Neural networks are computational models designed to learn complex patterns and relationships directly from data. These systems are foundational to modern machine learning, enabling computers to perform tasks like recognizing objects and making predictions. A recurrent network represents a specific class of this technology, engineered to process data that standard architectures struggle to handle effectively. This specialized design allows the network to maintain a form of internal context as it analyzes information piece by piece, enabling it to tackle problems requiring an understanding of sequential flow.
The Defining Feature of Recurrence
The defining feature of a recurrent network is the presence of an internal loop within its architecture, which creates a feedback mechanism. This loop allows the output of a network unit from a previous step to be fed back in as an additional input for the current step. This structural arrangement gives the network a capability that resembles a short-term memory function.
The feedback mechanism generates the “hidden state,” which acts as a contextual vector summarizing the information processed up to that point in the sequence. At any given moment, the network processes a new piece of data alongside this hidden state. This enables the network to make a decision or prediction based not only on the current input but also on the cumulative history it has encountered. The hidden state is dynamically updated at every time step, incorporating the latest input to create a new summary of the past.
Why Standard Networks Fall Short
Standard feedforward networks, also known as multi-layer perceptrons, operate by processing an entire input in a single, unidirectional pass. This architecture treats every data point as an independent entity, meaning the network cannot retain information from a prior input to influence the processing of the next one. Consequently, these models require a fixed-size input vector, limiting their use with data that naturally varies in length, such as sentences or audio clips. The network lacks the ability to model temporal dependencies, where the order of elements is significant.
Consider the two phrases, “dog bites man” and “man bites dog.” A feedforward network processing each word in isolation would struggle to distinguish the meaning because it forgets the subject by the time it reaches the verb. Since the network processes information without context from preceding elements, it cannot capture the long-range dependencies common in natural language or time-series data.
Specialized Architectures
While the original recurrent network architecture established the concept of context retention, it encountered a technical challenge known as the vanishing gradient problem. During training, the signal used to adjust the network’s parameters often diminishes exponentially over many time steps, making it difficult to learn connections between distant events in a long sequence. This limitation led to the development of specialized architectures like the Long Short-Term Memory (LSTM) network and the Gated Recurrent Unit (GRU).
These advanced models address the vanishing gradient problem by introducing sophisticated “gating mechanisms.” A gate functions as a learned switch that regulates the flow of information into and out of the network’s internal state. The LSTM network utilizes three distinct gates: an input gate, a forget gate, and an output gate. The forget gate determines which information should be discarded from the memory cell, while the input gate controls which new information will be stored.

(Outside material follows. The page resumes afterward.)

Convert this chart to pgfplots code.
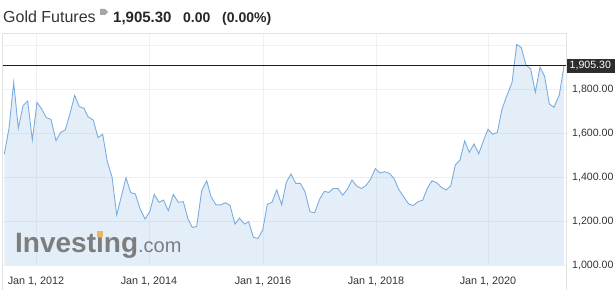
\documentclass[border=0pt]{standalone}
\usepackage{pgfplots}
\pgfplotsset{compat=1.18}
\usepackage{pgfplotstable}
\usepackage{fontspec}
\setmainfont{Liberation Sans}
\definecolor{linec}{RGB}{122,172,222}
\definecolor{gridc}{RGB}{240,240,240}
\definecolor{framec}{RGB}{226,226,226}
\definecolor{txt}{RGB}{51,51,51}
\definecolor{boxc}{RGB}{45,45,45}
\definecolor{wm}{RGB}{125,125,125}
\definecolor{dotc}{RGB}{236,182,96}
\pgfplotstableread{
x y
4.3 1504
9 1621
13.7 1830
18.3 1621
23 1724
27.7 1745
32.3 1568
37 1739
41.7 1709
46.3 1670
51 1662
56 1565
60.7 1603
65.3 1614
70 1688
74.7 1771
79.3 1720
84 1712
88 1674
93.3 1659
98 1579
102.7 1594
107.3 1470
112 1401
116.7 1227
121.3 1311
126 1397
130.7 1329
135.3 1323
140 1257
145 1209
149.7 1242
154.3 1321
159 1285
163.5 1295
168.3 1247
173.3 1321
178.3 1285
183.3 1288
188 1209
192.3 1171
196.7 1175
201.7 1338
206.7 1383
211 1311
216 1273
220.7 1273
225.3 1283
230 1271
235 1186
239.5 1213
244.5 1186
248.7 1197
253.3 1126
258 1121
262.7 1159
267.3 1276
272 1285
276.7 1341
281.7 1273
286.3 1376
291 1414
295.7 1371
300.3 1371
305 1333
310 1242
314.7 1238
319.5 1298
324.3 1335
328.7 1330
333.3 1348
338 1347
342.7 1318
347.3 1344
352 1386
356.7 1359
361.3 1348
366 1361
370.7 1391
375.3 1438
380 1418
384.7 1424
389.3 1417
394 1394
398.7 1344
404 1308
408.7 1277
413.3 1270
418 1288
422.7 1295
427.3 1348
432 1383
436.7 1374
441.3 1353
446 1341
450.7 1359
455.3 1455
460 1477
464.7 1564
469.3 1512
474 1550
478.7 1506
483.5 1565
488 1617
492.7 1594
497.3 1603
502 1708
506.7 1768
512 1829
516.7 2003
521.3 1988
526 1909
530.7 1891
535.3 1785
540 1899
544.7 1856
549.3 1732
554 1717
559.3 1773
564 1905
}\golddata
\begin{document}
\begin{tikzpicture}[x=1pt,y=1pt]
\begin{axis}[
  scale only axis, width=564pt, height=232pt,
  xmin=2, xmax=566, ymin=1000, ymax=2054.5,
  axis line style={draw=none},
  major tick length=0pt,
  clip mode=individual,
  xtick={36,149,263,376,488},
  xticklabels={{Jan 1, 2012},{Jan 1, 2014},{Jan 1, 2016},{Jan 1, 2018},{Jan 1, 2020}},
  ytick={1000,1200,1400,1600,1800,2000},
  yticklabels={{1,000.00},{1,200.00},{1,400.00},{1,600.00},{1,800.00},{}},
  yticklabel pos=right,
  /pgf/number format/assume math mode=true,
  xticklabel style={anchor=base, inner sep=0pt, yshift=-19pt, text=txt, font=\fontsize{10.8}{12}\selectfont},
  yticklabel style={anchor=west, inner sep=0pt, xshift=6pt, text=txt, font=\fontsize{10.6}{12}\selectfont},
  grid=major,
  major grid style={color=gridc, line width=0.8pt},
]
\addplot[draw=none, fill=linec, fill opacity=0.2] table[x=x,y=y] {\golddata} \closedcycle;
\addplot[color=linec, line width=0.9pt] table[x=x,y=y] {\golddata};
\addplot[color=black!88, line width=1.2pt] coordinates {(2,1905.3) (566,1905.3)};
\node[anchor=west, fill=boxc, text=white, inner xsep=4pt, minimum height=14pt, inner ysep=0pt, font=\fontsize{10.6}{12}\selectfont] at (axis cs:565.5,1905.3) {1,905.30};
\end{axis}
\draw[framec, line width=1pt] (0,-25) -- (0,232) -- (564,232) -- (564,-25);
\node[anchor=base west, inner sep=0pt, text=txt, font=\fontsize{16}{18}\selectfont] at (1,243) {Gold Futures};
\fill[gray!70] (98,256) -- (103,256) -- (106,253) -- (103,250) -- (98,250) -- cycle;
\node[anchor=base west, inner sep=0pt, text=black!85, font=\bfseries\fontsize{15}{18}\selectfont] at (111,243) {1,905.30};
\node[anchor=base west, inner sep=0pt, text=black!85, font=\bfseries\fontsize{14}{18}\selectfont] at (181,243) {0.00};
\node[anchor=base west, inner sep=0pt, text=black!85, font=\bfseries\fontsize{14}{18}\selectfont] at (220,243) {(0.00\%)};
\node[anchor=base west, inner sep=0pt, text=wm] at (13,13) {{\bfseries\fontsize{28}{30}\selectfont Invest\rlap{\hspace{1.2pt}\textcolor{dotc}{\rule[15.5pt]{5.5pt}{6pt}}}ıng}{\fontsize{20}{24}\selectfont .com}};
\pgfresetboundingbox
\path[use as bounding box] (-2,-25) rectangle (613,265);
\end{tikzpicture}
\end{document}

The Gated Recurrent Unit (GRU) is a simpler variation that achieves comparable performance in many tasks. The GRU architecture combines the forget and input gates into a single update gate, resulting in fewer parameters and a less complex structure. Both LSTMs and GRUs manage their memory by selectively allowing or blocking information, enabling them to maintain relevant context over much longer sequences than traditional recurrent networks.
Everyday Uses of Recurrent Networks
Recurrent networks are used in applications where context and the order of information are paramount to generating an accurate result. They are employed across various fields:
Machine translation services, where the network processes the sequence of words in a source language and generates a contextually equivalent sequence in a target language.
Speech recognition, used by virtual assistants and automated transcription services, where the network processes audio signals over time to identify spoken words.
Predictive text and autocomplete features on smartphones, where the model analyzes the sequence of already-typed characters and words to suggest the most probable next word.
Time-series forecasting, such as predicting stock market trends or weather patterns, by analyzing the historical sequence of data points to project future values.